The True Face of Witchcraft
While 16th- and 17th-century English pamphleteers portrayed those accused of witchcraft as impoverished and elderly, court records suggest that it was just as likely to be powerful women who stood trial.
As Henry Goodcole, chaplain at Newgate prison, left the latest hanging at Tyburn in 1621, he heard ballads about the executed witch already being sung in the streets of London: ballads which, he said, were full of inventions. He knew the facts about poor old Elizabeth Sawyer (‘crooked and deformed’) and he wrote a pamphlet setting these out. His ‘facts’, however, were mostly acquired not from the evidence presented at the trial, but from interrogations which he had conducted himself in the prison chapel after she had been convicted of murder by witchcraft. His interrogations started with the question: ‘By what means came you to have acquaintance with the Devil?’ and continued in the same vein. She confessed to him that she had sold her soul to the devil. But he admitted that it was only ‘with great labour’ that he got a confession out of her at all.

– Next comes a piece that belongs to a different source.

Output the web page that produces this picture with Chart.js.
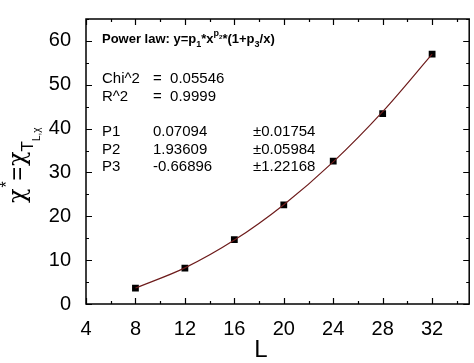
<!DOCTYPE html>
<html>
<head>
<meta charset="utf-8">
<script src="https://cdn.jsdelivr.net/npm/chart.js@4"></script>
<style>
  html, body { margin: 0; padding: 0; background: #fff; }
  #wrap { width: 474px; height: 363px; }
</style>
</head>
<body>
<div id="wrap"><canvas id="fit-chart"></canvas></div>
<script>
// values
const sizesL = [8, 12, 16, 20, 24, 28, 32];
const chiValues = [3.6, 8.2, 14.7, 22.6, 32.6, 43.4, 57.0];
const fitValues = [3.64, 8.23, 14.57, 22.65, 32.41, 43.87, 56.99];
const xTickLabels = [4, 8, 12, 16, 20, 24, 28, 32];
const yTickLabels = [0, 10, 20, 30, 40, 50, 60];

const sans = "'Liberation Sans', Arial, sans-serif";
const serif = "'DejaVu Serif', 'Liberation Serif', serif";

// draw a run of text pieces: [text, fontSize, bold, dy, family]
const drawRun = (ctx, x, y, parts) => {
    parts.forEach(p => {
        const [txt, size, bold, dy, fam] = p;
        ctx.font = (bold ? 'bold ' : '') + size + 'px ' + (fam || sans);
        ctx.fillText(txt, x, y + (dy || 0));
        x += ctx.measureText(txt).width;
    });
    return x;
};

const framePlugin = {
    id: 'frame',
    afterDraw(chart) {
        const { ctx, chartArea: a, scales } = chart;
        ctx.save();
        ctx.strokeStyle = '#000';
        ctx.lineWidth = 1.5;
        ctx.strokeRect(a.left, a.top, a.right - a.left, a.bottom - a.top);

        // inward ticks on all four sides
        ctx.lineWidth = 1.2;
        ctx.beginPath();
        scales.x.ticks.forEach(t => {
            const px = Math.round(scales.x.getPixelForValue(t.value)) + 0.5;
            const len = t.value % 4 === 0 ? 6 : 3;
            ctx.moveTo(px, a.bottom); ctx.lineTo(px, a.bottom - len);
            ctx.moveTo(px, a.top); ctx.lineTo(px, a.top + len);
        });
        scales.y.ticks.forEach(t => {
            const py = Math.round(scales.y.getPixelForValue(t.value)) + 0.5;
            const len = t.value % 10 === 0 ? 6 : 3;
            ctx.moveTo(a.left, py); ctx.lineTo(a.left + len, py);
            ctx.moveTo(a.right, py); ctx.lineTo(a.right - len, py);
        });
        ctx.stroke();

        // fit report
        ctx.fillStyle = '#000';
        ctx.textBaseline = 'alphabetic';
        drawRun(ctx, 102, 43, [
            ['Power law: y=p', 13, true], ['1', 9, true, 4], ['*x', 13, true],
            ['p', 9, true, -7], ['2', 6, true, -4], ['*(1+p', 13, true], ['3', 9, true, 4], ['/x)', 13, true]
        ]);
        ctx.font = '15px ' + sans;
        const rows = [
            [83, 'Chi^2', '=  0.05546', ''],
            [101, 'R^2', '=  0.9999', ''],
            [136, 'P1', '0.07094', '\u00b10.01754'],
            [154, 'P2', '1.93609', '\u00b10.05984'],
            [171, 'P3', '-0.66896', '\u00b11.22168']
        ];
        rows.forEach(([y, a1, b1, c1]) => {
            ctx.fillText(a1, 102, y);
            ctx.fillText(b1, 153, y);
            if (c1) ctx.fillText(c1, 253, y);
        });

        // axis titles
        ctx.font = '24px ' + sans;
        ctx.textAlign = 'center';
        ctx.fillText('L', 261, 357);
        ctx.textAlign = 'left';

        ctx.translate(25, 203);
        ctx.rotate(-Math.PI / 2);
        drawRun(ctx, 0, 0, [
            ['\u03c7', 24, false, 0, serif], [' ', 3], ['*', 16, false, -13], [' ', 2],
            ['=', 24, false, 0], [' ', 3], ['\u03c7', 24, false, 0, serif],
            ['T', 17, false, 8], ['L,\u03c7', 10, false, 15]
        ]);
        ctx.restore();
    }
};

const ctx = document.getElementById('fit-chart').getContext('2d');
new Chart(ctx, {
    type: 'scatter',
    data: {
        datasets: [
            {
                label: 'fit',
                data: sizesL.map((x, i) => ({ x, y: fitValues[i] })),
                showLine: true,
                borderColor: '#6e1c1c',
                borderWidth: 1.2,
                pointRadius: 0,
                tension: 0.4,
                cubicInterpolationMode: 'monotone'
            },
            {
                label: 'chi',
                data: sizesL.map((x, i) => ({ x, y: chiValues[i] })),
                pointStyle: 'rect',
                pointRadius: 4.8,
                backgroundColor: '#000',
                borderColor: '#000',
                borderWidth: 0
            }
        ]
    },
    options: {
        responsive: true,
        maintainAspectRatio: false,
        animation: false,
        layout: { padding: { top: 9, right: 4, left: 0, bottom: 0 } },
        plugins: { legend: { display: false }, tooltip: { enabled: false } },
        scales: {
            x: {
                type: 'linear', min: 4, max: 35,
                grid: { display: false }, border: { display: false },
                afterFit: s => { s.height = 59; },
                afterBuildTicks: s => { s.ticks = []; for (let v = 4; v <= 34; v += 2) s.ticks.push({ value: v }); },
                ticks: {
                    padding: 5, color: '#000', maxRotation: 0, autoSkip: false,
                    font: { size: 20, family: sans },
                    callback: v => xTickLabels.includes(v) ? String(v) : ''
                }
            },
            y: {
                min: 0, max: 65,
                grid: { display: false }, border: { display: false },
                afterFit: s => { s.width = 86; },
                afterBuildTicks: s => { s.ticks = []; for (let v = 0; v <= 65; v += 5) s.ticks.push({ value: v }); },
                ticks: {
                    padding: 7, color: '#000', autoSkip: false,
                    font: { size: 20, family: sans },
                    callback: v => yTickLabels.includes(v) ? String(v) : ''
                }
            }
        }
    },
    plugins: [framePlugin]
});
</script>
</body>
</html>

Goodcole was convinced of Sawyer’s guilt, yet neither the judge nor jury had been so sure. It was only after the examining magistrate suggested that the woman be searched for witch’s marks – signs that familiar spirits had sucked on her body as a reward for committing evil deeds – that the jury found her guilty, convinced by what the searchers had found.
Goodcole had a line in sensationalist pamphlets about notorious crimes. His bestseller was Heavens speedie hue and cry sent after lust and murther …, which went through three impressions. His pamphlet about Sawyer became the source for a play by Dekker, Ford and Rowley, published the same year, The Witch of Edmonton.